How to Plan a Jewish Funeral
A Practical Guide to Preparations for Jewish Burial and Mourning
Before the Funeral: A Period of Preparation
Though recognizing that an individual’s impact extends beyond their closest family, the Jewish definition of a mourner includes only first-degree relatives—parents, children, siblings, and spouses. These are the people bound to the obligations of mourners under Jewish law. The period of mourning does not officially begin until the coffin of the departed family member is lowered to the ground and covered with dirt.
The time preceding the funeral (called "aninut") is often the most difficult for mourners. On the one hand, they are not yet in the period of formal mourning; on the other hand, they are already grieving. Friends and family members must be notified. Funeral details must be worked out, if they have not been prearranged.
Funerals are usually arranged by families in consultation with the Hevra Kadisha and a rabbi, as well as a funeral home and/or cemetery. In some places, the Hevra Kadisha, funeral home, and Jewish cemetery may be integrated; even when this is not the case, the three organizations generally communicate well with one another.
Jews are usually buried either in a specifically Jewish cemetery or in a part of the general community cemetery designated for Jewish use. If it is necessary to choose a funeral plot, it is frequently best to consider if there is a cemetery which has been used for other family members. It may even be possible to find an available plot for the deceased near the graves of loved ones.
A funeral officiant (usually a rabbi or cantor) must be scheduled and met. This officiant does not need to be someone who knew the deceased person, although this is preferred by most families. Most often, the officiant is a rabbi who either leads a synagogue where the deceased person was a member or the synagogue of other family members. For those without a connection to a synagogue will find frequently that the funeral home will have a list of potential officiants who serve unaffiliated families at their time of grief.

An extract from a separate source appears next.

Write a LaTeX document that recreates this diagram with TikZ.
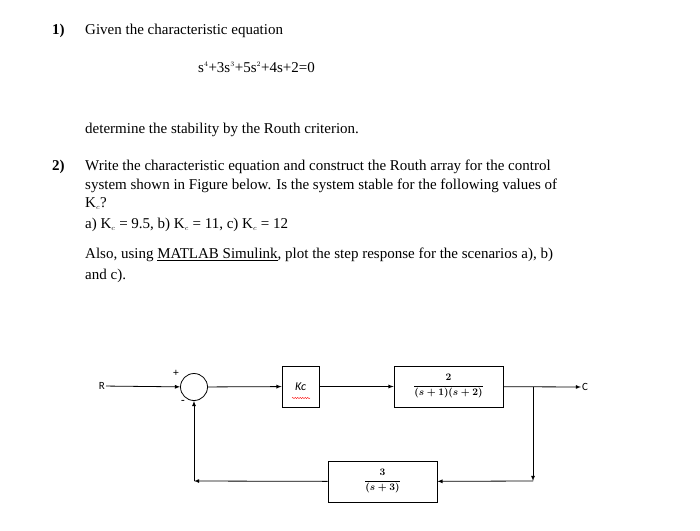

Usually, the rabbi (or other officiant) will both lead the funeral prayers and deliver a eulogy. In order to prepare for these tasks, the rabbi will generally meet with family members before the funeral, either in their own home or at the synagogue. The rabbi will want family members to provide an accurate picture of the deceased person and the lessons that may be learned from that person’s life. Also, family members will sometimes assist in the selection of readings for the service.
Due to the brevity of the period leading up to a Jewish burial, transportation can be particularly stressful for family and friends who must travel from out-of-town for a funeral. Airfares can be excessive, and "bereavement" fares rarely involve significant discounts. It is not uncommon to find that better rates are available through the Internet. In a best-case scenario, one or more family members (or family friends) may have frequent-flyer rewards allowing for free travel at short notice.